Негрин вызвал Миаха, но тот не явился. Он повторил вызов. Результат был тот же. Тогда он решил сам ехать к нему. Я вернулся в Альбасете, но не успел прибыть туда, как получил записку от Негрина, в которой он предлагал мне срочно возвратиться в Эльда. Видимо, произошло что-то серьезное. Действительно, Негрин сообщил о восстании Касадо против правительства и о создании хунты, названной «Советом обороны», которую возглавили Бестейро{157} и Касадо. Негрин старался казаться спокойным, но я видел, что он обеспокоен. Отовсюду поступали плохие вести. Многие примкнули к Касадо. Генерал Миаха, прибыв в Мадрид, немедленно выступил по радио и заявил, что присоединяется к восставшим. В своих обращениях по мадридскому радио Касадо и Миаха резко обрушились на Негрина, пытаясь оправдать свое предательство нелепыми измышлениями. Они утверждали, что Негрин и коммунисты, которым-де наплевать на жизни тысяч испанцев, хотят установить «большевистскую диктатуру» для продолжения войны. [426]
Их утверждения о том, что коммунисты хотели захватить власть, были абсолютно беспочвенны.
Испанские коммунисты никогда не стремились к перевороту с целью захвата власти. Если бы у них было подобное намерение, они попытались бы осуществить его еще в 1937 году, когда все благоприятствовало им, а не в тех условиях, в которых находилась Центральная зона республики в 1939 году.

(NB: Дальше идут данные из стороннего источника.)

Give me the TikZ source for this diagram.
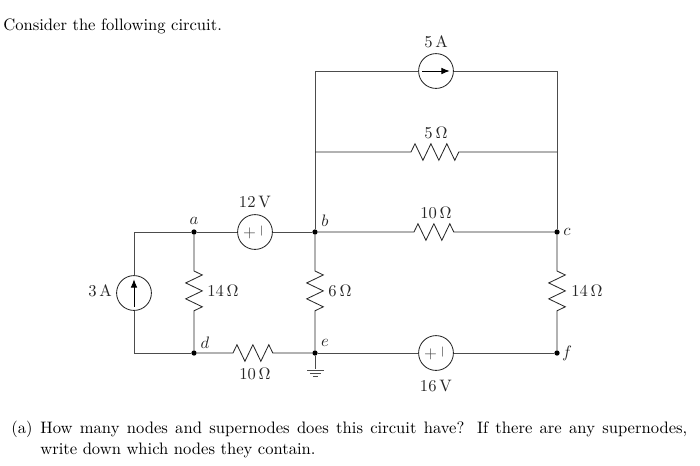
\documentclass[tikz,border=0pt]{standalone}
\usetikzlibrary{arrows.meta,decorations.pathmorphing}
\usepackage{amsmath,amssymb}
\usepackage{xcolor}

\begin{document}
\begin{tikzpicture}[x=0.603pt,y=-0.603pt,
	wire/.style={draw=black!70,line width=0.5pt},
	res/.style={draw=black!85,line width=0.5pt,decorate,decoration={zigzag,segment length=9.6pt,amplitude=5pt,pre length=#1*0.603pt,post length=#1*0.603pt}},
	junc/.style={circle,fill=black,inner sep=0pt,minimum size=3.2pt},
	src/.style={circle,draw=black!85,line width=0.5pt,inner sep=0pt,minimum size=21pt},
	cur/.style={-{Latex[length=5pt,width=4pt]},line width=0.5pt,shorten >=2.5pt,shorten <=2.5pt},
	val/.style={inner sep=0pt,text=black!85}]
	\useasboundingbox (0,0) rectangle (700,465);
	\node [junc] (a) at (194,232) {};
	\node [junc] (b) at (315,232) {};
	\node [junc] (c) at (557,232) {};
	\node [junc] (d) at (194,353) {};
	\node [junc] (e) at (315,353) {};
	\node [junc] (f) at (557,353) {};
	\coordinate (tl) at (134,232);
	\coordinate (bl) at (134,353);
	\coordinate (bt) at (315,71);
	\coordinate (ct) at (557,71);
	\coordinate (bm) at (315,152);
	\coordinate (cm) at (557,152);
	\coordinate (g1) at (315,369);
	\node [src] (src3) at (134,293) {};
	\node [src] (src5) at (436,71) {};
	\node [src,text=black!70] (v12) at (255,232) {$+$\rotatebox{90}{$-$}};
	\node [src,text=black!70] (v16) at (436,353) {$+$\rotatebox{90}{$-$}};
	\draw[wire] (src3) -- (tl) -- (a) -- (v12) -- (b);
	\draw[wire] (src3) -- (bl) -- (d);
	\draw[wire] (e) -- (v16) -- (f);
	\draw[wire] (bm) -- (bt) -- (src5) -- (ct) -- (cm);
	\draw[wire] (b) -- (bm);
	\draw[wire] (cm) -- (c);
	\draw[res=36] (a) -- (d);
	\draw[res=36] (b) -- (e);
	\draw[res=36] (c) -- (f);
	\draw[res=36] (d) -- (e);
	\draw[res=96] (b) -- (c);
	\draw[res=96] (bm) -- (cm);
	\draw[wire] (e) -- (g1);
	\draw[wire] (307,370) -- (324,370);
	\draw[wire] (310,373) -- (321,373);
	\draw[wire] (313,376.5) -- (318,376.5);
	\draw[cur] (src3.south) -- (src3.north);
	\draw[cur] (src5.west) -- (src5.east);
	\node [val] (la) at (194,221) {$a$};
	\node [val] (lb) at (325,221) {$b$};
	\node [val] (lc) at (567,232) {$c$};
	\node [val] (ld) at (205,343) {$d$};
	\node [val] (le) at (325,343) {$e$};
	\node [val] (lf) at (567,353) {$f$};
	\node [val] (t12) at (255,202) {$12\,\mathrm{V}$};
	\node [val] (t16) at (436,386) {$16\,\mathrm{V}$};
	\node [val] (t3) at (100,291) {$3\,\mathrm{A}$};
	\node [val] (t5) at (436,42) {$5\,\mathrm{A}$};
	\node [val] (r5) at (436,133) {$5\,\Omega$};
	\node [val] (r10a) at (436,213) {$10\,\Omega$};
	\node [val] (r10b) at (255,374) {$10\,\Omega$};
	\node [val] (r14a) at (223,291) {$14\,\Omega$};
	\node [val] (r6) at (340,291) {$6\,\Omega$};
	\node [val] (r14b) at (587,291) {$14\,\Omega$};
	\node [anchor=base west,inner sep=0pt] (intro) at (3,30) {Consider the following circuit.};
	\node [anchor=base west,inner sep=0pt] (qa) at (11,433) {(a)};
	\node [anchor=north west,inner sep=0pt,text width=647*0.603pt,align=justify] (qtext) at (40,421) {\baselineskip=12.8pt How many nodes and supernodes does this circuit have? If there are any supernodes,\linebreak write down which nodes they contain.\par};
\end{tikzpicture}
\end{document}
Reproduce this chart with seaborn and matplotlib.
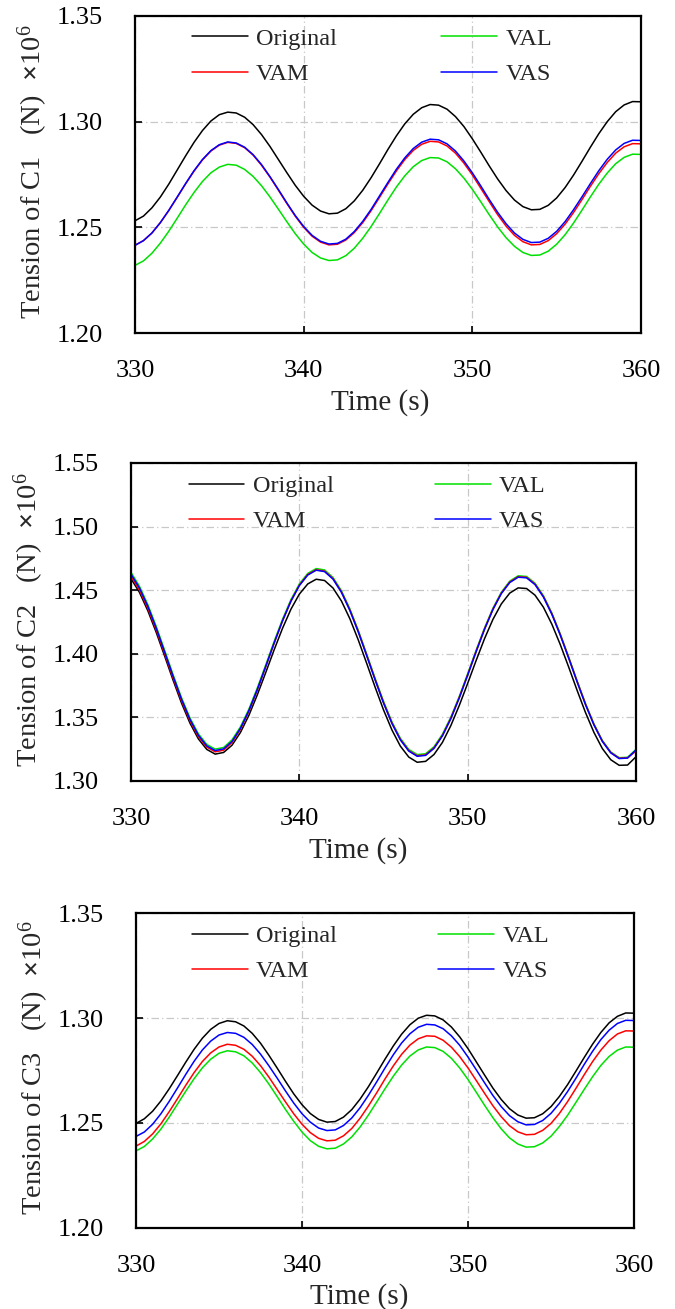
import numpy as np
import pandas as pd
import matplotlib
matplotlib.use("Agg")
import matplotlib.pyplot as plt
import seaborn as sns

# ---------------- data ----------------
time = np.arange(330.0, 360.01, 0.5)
series_names = ["Original", "VAL", "VAM", "VAS"]
colors = {"Original": "#000000", "VAL": "#00e000", "VAM": "#ff0000", "VAS": "#0000ff"}

c1_original = [1.2531,1.2553,1.2592,1.2643,1.2704,1.2771,1.2838,1.2902,1.2958,1.3003,1.3033,1.3045,
    1.3041,1.3021,1.2986,1.2939,1.2883,1.2821,1.2759,1.2699,1.2647,1.2605,1.2577,1.2564,
    1.2567,1.2588,1.2625,1.2675,1.2735,1.2801,1.2869,1.2933,1.2990,1.3035,1.3066,1.3081,
    1.3078,1.3059,1.3024,1.2977,1.2919,1.2856,1.2791,1.2729,1.2674,1.2629,1.2598,1.2583,
    1.2585,1.2604,1.2639,1.2688,1.2747,1.2812,1.2879,1.2943,1.3000,1.3047,1.3079,1.3095,1.3094]
c1_val = [1.2320,1.2341,1.2377,1.2425,1.2481,1.2543,1.2606,1.2665,1.2717,1.2758,1.2785,1.2798,
    1.2794,1.2774,1.2741,1.2697,1.2644,1.2586,1.2527,1.2470,1.2421,1.2381,1.2355,1.2343,
    1.2346,1.2366,1.2401,1.2448,1.2504,1.2566,1.2630,1.2691,1.2744,1.2787,1.2816,1.2830,
    1.2828,1.2810,1.2777,1.2733,1.2680,1.2621,1.2560,1.2502,1.2451,1.2410,1.2381,1.2367,
    1.2369,1.2387,1.2420,1.2465,1.2520,1.2581,1.2644,1.2704,1.2757,1.2801,1.2831,1.2846,1.2845]
c1_vam = [1.2415,1.2437,1.2473,1.2522,1.2579,1.2642,1.2706,1.2766,1.2819,1.2861,1.2889,1.2902,
    1.2897,1.2877,1.2842,1.2794,1.2738,1.2676,1.2613,1.2553,1.2500,1.2458,1.2430,1.2417,
    1.2420,1.2440,1.2475,1.2522,1.2579,1.2642,1.2706,1.2767,1.2821,1.2864,1.2893,1.2907,
    1.2904,1.2885,1.2851,1.2804,1.2748,1.2685,1.2622,1.2560,1.2506,1.2462,1.2432,1.2417,
    1.2419,1.2437,1.2470,1.2515,1.2570,1.2631,1.2694,1.2754,1.2807,1.2851,1.2881,1.2896,1.2895]
c1_vas = [1.2415,1.2437,1.2473,1.2522,1.2580,1.2643,1.2707,1.2768,1.2821,1.2863,1.2891,1.2904,
    1.2899,1.2879,1.2844,1.2797,1.2740,1.2679,1.2616,1.2556,1.2504,1.2462,1.2434,1.2421,
    1.2424,1.2444,1.2480,1.2528,1.2585,1.2649,1.2713,1.2775,1.2829,1.2873,1.2903,1.2917,
    1.2914,1.2895,1.2861,1.2814,1.2758,1.2696,1.2632,1.2571,1.2517,1.2473,1.2443,1.2428,
    1.2430,1.2448,1.2481,1.2527,1.2583,1.2644,1.2707,1.2768,1.2822,1.2866,1.2897,1.2912,1.2911]

c2_original = [1.4590,1.4483,1.4338,1.4167,1.3981,1.3792,1.3612,1.3455,1.3331,1.3248,1.3211,
    1.3224,1.3281,1.3381,1.3515,1.3676,1.3851,1.4030,1.4200,1.4350,1.4469,1.4549,1.4586,
    1.4576,1.4517,1.4415,1.4276,1.4109,1.3925,1.3738,1.3559,1.3401,1.3274,1.3188,1.3147,
    1.3154,1.3208,1.3303,1.3435,1.3593,1.3767,1.3946,1.4118,1.4270,1.4392,1.4477,1.4518,
    1.4513,1.4461,1.4366,1.4233,1.4073,1.3896,1.3713,1.3538,1.3382,1.3255,1.3167,1.3123,
    1.3125,1.3190]
c2_val = [1.4640,1.4531,1.4386,1.4214,1.4026,1.3835,1.3654,1.3496,1.3371,1.3287,1.3250,
    1.3263,1.3323,1.3425,1.3564,1.3730,1.3911,1.4096,1.4271,1.4426,1.4549,1.4632,1.4670,
    1.4659,1.4600,1.4496,1.4354,1.4185,1.3998,1.3808,1.3626,1.3465,1.3336,1.3248,1.3207,
    1.3214,1.3269,1.3367,1.3502,1.3664,1.3843,1.4027,1.4202,1.4358,1.4484,1.4571,1.4613,
    1.4608,1.4555,1.4457,1.4321,1.4157,1.3975,1.3788,1.3609,1.3449,1.3319,1.3228,1.3183,
    1.3186,1.3248]
c2_vam = [1.4610,1.4502,1.4358,1.4187,1.4000,1.3810,1.3631,1.3474,1.3349,1.3266,1.3229,
    1.3242,1.3302,1.3406,1.3546,1.3713,1.3896,1.4082,1.4259,1.4415,1.4539,1.4623,1.4661,
    1.4650,1.4591,1.4487,1.4345,1.4176,1.3989,1.3799,1.3617,1.3456,1.3327,1.3239,1.3198,
    1.3205,1.3260,1.3358,1.3493,1.3656,1.3835,1.4019,1.4195,1.4351,1.4477,1.4564,1.4606,
    1.4601,1.4548,1.4450,1.4315,1.4151,1.3970,1.3783,1.3604,1.3444,1.3314,1.3224,1.3179,
    1.3182,1.3235]
c2_vas = [1.4626,1.4518,1.4373,1.4201,1.4013,1.3823,1.3643,1.3485,1.3360,1.3276,1.3239,
    1.3252,1.3311,1.3414,1.3553,1.3718,1.3899,1.4084,1.4259,1.4413,1.4536,1.4619,1.4657,
    1.4646,1.4587,1.4483,1.4341,1.4172,1.3985,1.3795,1.3613,1.3452,1.3323,1.3235,1.3194,
    1.3201,1.3256,1.3354,1.3489,1.3652,1.3831,1.4015,1.4191,1.4347,1.4473,1.4560,1.4602,
    1.4597,1.4544,1.4446,1.4311,1.4147,1.3966,1.3780,1.3600,1.3441,1.3311,1.3221,1.3176,
    1.3180,1.3244]

c3_original = [1.2498,1.2520,1.2556,1.2605,1.2663,1.2726,1.2790,1.2851,1.2904,1.2946,1.2974,1.2987,
    1.2982,1.2962,1.2927,1.2880,1.2823,1.2762,1.2699,1.2639,1.2587,1.2545,1.2517,1.2504,
    1.2507,1.2528,1.2564,1.2614,1.2673,1.2738,1.2804,1.2867,1.2923,1.2968,1.2999,1.3013,
    1.3010,1.2991,1.2957,1.2910,1.2854,1.2791,1.2728,1.2666,1.2612,1.2568,1.2538,1.2523,
    1.2525,1.2544,1.2578,1.2626,1.2683,1.2747,1.2812,1.2875,1.2931,1.2977,1.3008,1.3024,1.3023]
c3_val = [1.2367,1.2388,1.2424,1.2471,1.2528,1.2590,1.2652,1.2711,1.2763,1.2804,1.2832,1.2844,
    1.2839,1.2820,1.2786,1.2740,1.2686,1.2626,1.2565,1.2508,1.2457,1.2416,1.2389,1.2377,
    1.2380,1.2400,1.2434,1.2481,1.2538,1.2600,1.2663,1.2723,1.2776,1.2819,1.2848,1.2862,
    1.2859,1.2841,1.2808,1.2762,1.2707,1.2646,1.2584,1.2525,1.2472,1.2429,1.2400,1.2385,
    1.2387,1.2405,1.2437,1.2483,1.2537,1.2598,1.2660,1.2720,1.2774,1.2817,1.2847,1.2862,1.2861]
c3_vam = [1.2390,1.2412,1.2448,1.2496,1.2554,1.2616,1.2680,1.2740,1.2793,1.2834,1.2862,1.2875,
    1.2870,1.2851,1.2818,1.2773,1.2719,1.2660,1.2601,1.2544,1.2494,1.2454,1.2427,1.2415,
    1.2418,1.2439,1.2474,1.2523,1.2581,1.2644,1.2710,1.2772,1.2827,1.2871,1.2901,1.2915,
    1.2913,1.2894,1.2861,1.2816,1.2762,1.2702,1.2641,1.2582,1.2530,1.2487,1.2458,1.2444,
    1.2446,1.2465,1.2498,1.2545,1.2602,1.2665,1.2730,1.2792,1.2847,1.2892,1.2924,1.2939,1.2938]
c3_vas = [1.2436,1.2457,1.2494,1.2544,1.2603,1.2667,1.2732,1.2794,1.2848,1.2890,1.2919,1.2931,
    1.2927,1.2908,1.2874,1.2828,1.2773,1.2714,1.2653,1.2595,1.2544,1.2504,1.2476,1.2464,
    1.2467,1.2488,1.2524,1.2573,1.2632,1.2696,1.2762,1.2825,1.2881,1.2925,1.2956,1.2970,
    1.2967,1.2949,1.2915,1.2870,1.2814,1.2753,1.2691,1.2631,1.2578,1.2535,1.2506,1.2491,
    1.2493,1.2512,1.2546,1.2593,1.2650,1.2713,1.2779,1.2841,1.2897,1.2942,1.2974,1.2989,1.2988]

x_ticks = [330, 340, 350, 360]
y_ticks_c1 = [1.20, 1.25, 1.30, 1.35]
y_ticks_c2 = [1.30, 1.35, 1.40, 1.45, 1.50, 1.55]
y_ticks_c3 = [1.20, 1.25, 1.30, 1.35]

panels = [
    dict(name="C1", data={"Original": c1_original, "VAL": c1_val, "VAM": c1_vam, "VAS": c1_vas},
         yticks=y_ticks_c1, pos=[0.2000, 0.7456, 0.7496, 0.2422], ylab_x=-0.168, xlab_x=0.484,
         xlab_y=-0.178, leg=(0.112, 0.963), colsp=4.3),
    dict(name="C2", data={"Original": c2_original, "VAL": c2_val, "VAM": c2_vam, "VAS": c2_vas},
         yticks=y_ticks_c2, pos=[0.1941, 0.4034, 0.7481, 0.2429], ylab_x=-0.168, xlab_x=0.449,
         xlab_y=-0.175, leg=(0.114, 0.962), colsp=4.15),
    dict(name="C3", data={"Original": c3_original, "VAL": c3_val, "VAM": c3_vam, "VAS": c3_vas},
         yticks=y_ticks_c3, pos=[0.2015, 0.0619, 0.7378, 0.2406], ylab_x=-0.171, xlab_x=0.448,
         xlab_y=-0.175, leg=(0.112, 0.962), colsp=4.15),
]

# ---------------- style ----------------
sns.set_theme(style="white")
plt.rcParams["font.family"] = ["Liberation Serif", "DejaVu Serif"]
plt.rcParams["mathtext.fontset"] = "custom"
plt.rcParams["mathtext.rm"] = "Liberation Serif"
plt.rcParams["mathtext.it"] = "Liberation Serif:italic"
plt.rcParams["mathtext.bf"] = "Liberation Serif:bold"

fig = plt.figure(figsize=(6.75, 13.09), dpi=100)
fig.patch.set_facecolor("white")

for p in panels:
    ax = fig.add_axes(p["pos"])
    ax.set_facecolor("white")
    rows = []
    for nm in series_names:
        for t, v in zip(time, p["data"][nm]):
            rows.append((t, v, nm))
    df = pd.DataFrame(rows, columns=["time", "tension", "series"])
    sns.lineplot(data=df, x="time", y="tension", hue="series", hue_order=series_names,
                 palette=colors, linewidth=1.1, legend=False, ax=ax, zorder=3)

    ax.set_xlim(330, 360)
    ax.set_ylim(p["yticks"][0], p["yticks"][-1])
    ax.set_xticks(x_ticks)
    ax.set_yticks(p["yticks"])
    ax.set_yticklabels([f"{v:.2f}" for v in p["yticks"]])
    ax.tick_params(axis="both", direction="in", length=5, width=1.2, labelsize=19,
                   colors="black", bottom=True, left=True)
    ax.tick_params(axis="y", pad=23)
    ax.tick_params(axis="x", pad=19.5)
    ax.grid(True, linestyle=(0, (6, 2.5, 1, 2.5)), color="#c8c8c8", linewidth=0.9, zorder=0)
    for sp in ax.spines.values():
        sp.set_color("black")
        sp.set_linewidth(1.6)
        sp.set_zorder(5)

    ax.set_xlabel("Time (s)", fontsize=21)
    ax.xaxis.set_label_coords(p["xlab_x"], p["xlab_y"])
    ax.set_ylabel(f"Tension of {p['name']}   (N)  " + r"$\mathbf{\times}\mathrm{10}^{6}$", fontsize=20.5)
    ax.yaxis.set_label_coords(p["ylab_x"], 0.508)

    order = ["Original", "VAM", "VAL", "VAS"]
    handles = [plt.Line2D([], [], color=colors[n], linewidth=1.1) for n in order]
    ax.legend(handles, order, ncol=2, loc="upper left", bbox_to_anchor=p["leg"],
              frameon=False, fontsize=17.5, handlelength=2.3, handletextpad=0.35,
              columnspacing=p["colsp"], labelspacing=0.55, borderpad=0, borderaxespad=0)

fig.savefig("out.png", dpi=100, facecolor="white")
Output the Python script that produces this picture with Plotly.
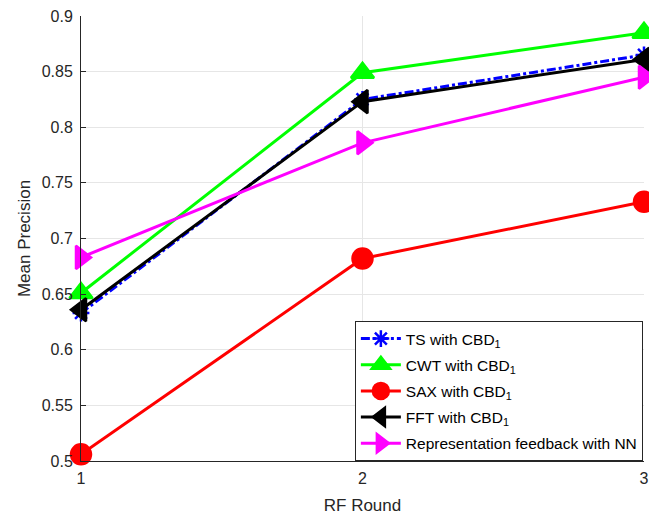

Организаторы нового мятежа против правительства республики не были оригинальны. Предатели народа всегда используют антикоммунизм для оправдания своей подлости.
В своих выступлениях Касадо и Миаха обещали также заключить с Франко «почетный мир», который разом покончит с кошмаром войны. К несчастью, военные успехи противника, потеря Каталонии и усталость от войны создали в Республиканской зоне благоприятную обстановку для обмана людей разговорами о «почетном мире». Если к этому добавить, что наиболее дисциплинированные боевые части республиканской армии, руководимые коммунистами и преданными республике военными, были интернированы во Франции, после того как, героически жертвуя собой, прикрывали отступление к границе более полутора миллионов испанцев, нетрудно понять причины столь быстрого успеха восстания Касадо.